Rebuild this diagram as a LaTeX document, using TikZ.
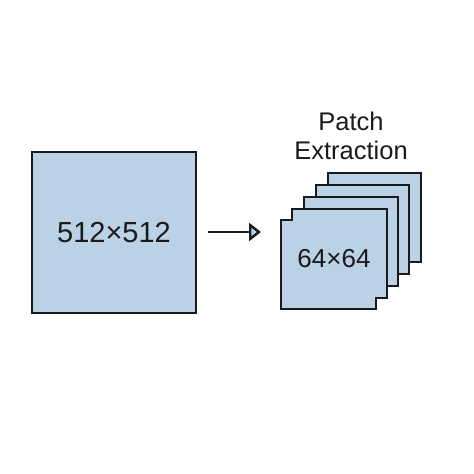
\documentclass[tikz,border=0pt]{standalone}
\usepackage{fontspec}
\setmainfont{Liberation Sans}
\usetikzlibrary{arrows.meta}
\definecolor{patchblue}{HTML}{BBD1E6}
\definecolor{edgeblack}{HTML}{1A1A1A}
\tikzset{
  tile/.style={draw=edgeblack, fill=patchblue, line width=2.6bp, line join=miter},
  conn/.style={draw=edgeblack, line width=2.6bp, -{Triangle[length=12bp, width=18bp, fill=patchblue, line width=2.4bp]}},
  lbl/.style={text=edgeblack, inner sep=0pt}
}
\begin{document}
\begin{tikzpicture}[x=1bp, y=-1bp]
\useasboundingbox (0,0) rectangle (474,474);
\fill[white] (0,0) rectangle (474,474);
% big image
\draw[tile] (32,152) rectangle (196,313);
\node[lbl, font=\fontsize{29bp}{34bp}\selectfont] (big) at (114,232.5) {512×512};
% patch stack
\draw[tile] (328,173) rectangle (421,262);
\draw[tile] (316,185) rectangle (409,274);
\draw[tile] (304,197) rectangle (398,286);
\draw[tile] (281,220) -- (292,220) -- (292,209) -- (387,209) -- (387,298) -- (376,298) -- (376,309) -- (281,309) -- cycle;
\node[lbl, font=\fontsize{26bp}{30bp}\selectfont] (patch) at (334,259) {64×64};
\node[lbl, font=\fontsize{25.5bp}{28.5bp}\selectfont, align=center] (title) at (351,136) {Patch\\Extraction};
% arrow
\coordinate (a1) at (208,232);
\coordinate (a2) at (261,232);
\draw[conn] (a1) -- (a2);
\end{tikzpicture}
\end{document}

☆ ☆ ☆ ☆

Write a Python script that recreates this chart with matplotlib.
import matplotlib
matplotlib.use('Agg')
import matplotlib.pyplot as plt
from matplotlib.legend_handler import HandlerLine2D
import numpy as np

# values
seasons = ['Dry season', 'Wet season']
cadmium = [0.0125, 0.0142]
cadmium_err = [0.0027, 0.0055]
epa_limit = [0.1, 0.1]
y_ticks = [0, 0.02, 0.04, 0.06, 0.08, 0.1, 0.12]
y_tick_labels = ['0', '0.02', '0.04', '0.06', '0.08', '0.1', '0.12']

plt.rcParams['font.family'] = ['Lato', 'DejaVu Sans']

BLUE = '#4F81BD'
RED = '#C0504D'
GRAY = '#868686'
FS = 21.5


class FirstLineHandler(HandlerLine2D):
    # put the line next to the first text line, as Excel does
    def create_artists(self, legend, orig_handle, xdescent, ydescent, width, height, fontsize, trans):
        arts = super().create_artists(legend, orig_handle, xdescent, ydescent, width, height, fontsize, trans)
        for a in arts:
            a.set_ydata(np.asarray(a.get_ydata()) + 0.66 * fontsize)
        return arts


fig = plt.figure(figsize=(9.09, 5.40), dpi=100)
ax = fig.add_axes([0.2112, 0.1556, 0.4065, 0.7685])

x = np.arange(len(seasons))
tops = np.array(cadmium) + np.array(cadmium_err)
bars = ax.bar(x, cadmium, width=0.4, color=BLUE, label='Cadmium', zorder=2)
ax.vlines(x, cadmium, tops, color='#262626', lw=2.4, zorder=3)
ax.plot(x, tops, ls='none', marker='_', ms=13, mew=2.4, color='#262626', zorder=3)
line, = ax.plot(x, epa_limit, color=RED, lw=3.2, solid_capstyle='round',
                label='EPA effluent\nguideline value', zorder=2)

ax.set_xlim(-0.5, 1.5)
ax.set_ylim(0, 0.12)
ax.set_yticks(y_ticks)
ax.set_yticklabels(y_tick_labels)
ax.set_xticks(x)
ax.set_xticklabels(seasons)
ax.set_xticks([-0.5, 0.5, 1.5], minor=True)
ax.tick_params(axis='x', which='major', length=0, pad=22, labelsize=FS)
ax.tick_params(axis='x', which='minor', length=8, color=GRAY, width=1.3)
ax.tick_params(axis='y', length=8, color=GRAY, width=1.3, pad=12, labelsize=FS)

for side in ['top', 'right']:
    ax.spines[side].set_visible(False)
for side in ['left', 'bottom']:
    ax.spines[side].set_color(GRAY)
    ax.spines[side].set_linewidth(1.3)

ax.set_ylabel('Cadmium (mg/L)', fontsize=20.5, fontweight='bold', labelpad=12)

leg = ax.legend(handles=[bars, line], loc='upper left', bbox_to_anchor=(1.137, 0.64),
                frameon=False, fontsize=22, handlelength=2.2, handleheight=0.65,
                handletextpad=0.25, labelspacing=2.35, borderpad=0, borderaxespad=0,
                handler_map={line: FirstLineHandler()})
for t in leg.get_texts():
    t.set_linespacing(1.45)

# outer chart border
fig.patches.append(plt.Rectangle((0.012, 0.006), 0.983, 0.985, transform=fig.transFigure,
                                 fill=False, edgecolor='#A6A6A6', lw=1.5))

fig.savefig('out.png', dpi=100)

☆ ☆ ☆ ☆

### [Description of the task]
Only the lines from the one containing "Write a Python" through the one containing "ax = fig.add_axes([0.2112, 0.1556, 0.4065, 0.7685])" are to be reproduced, exactly as they appear.

### [Correct response]
Write a Python script that recreates this chart with matplotlib.
import matplotlib
matplotlib.use('Agg')
import matplotlib.pyplot as plt
from matplotlib.legend_handler import HandlerLine2D
import numpy as np

# values
seasons = ['Dry season', 'Wet season']
cadmium = [0.0125, 0.0142]
cadmium_err = [0.0027, 0.0055]
epa_limit = [0.1, 0.1]
y_ticks = [0, 0.02, 0.04, 0.06, 0.08, 0.1, 0.12]
y_tick_labels = ['0', '0.02', '0.04', '0.06', '0.08', '0.1', '0.12']

plt.rcParams['font.family'] = ['Lato', 'DejaVu Sans']

BLUE = '#4F81BD'
RED = '#C0504D'
GRAY = '#868686'
FS = 21.5


class FirstLineHandler(HandlerLine2D):
    # put the line next to the first text line, as Excel does
    def create_artists(self, legend, orig_handle, xdescent, ydescent, width, height, fontsize, trans):
        arts = super().create_artists(legend, orig_handle, xdescent, ydescent, width, height, fontsize, trans)
        for a in arts:
            a.set_ydata(np.asarray(a.get_ydata()) + 0.66 * fontsize)
        return arts


fig = plt.figure(figsize=(9.09, 5.40), dpi=100)
ax = fig.add_axes([0.2112, 0.1556, 0.4065, 0.7685])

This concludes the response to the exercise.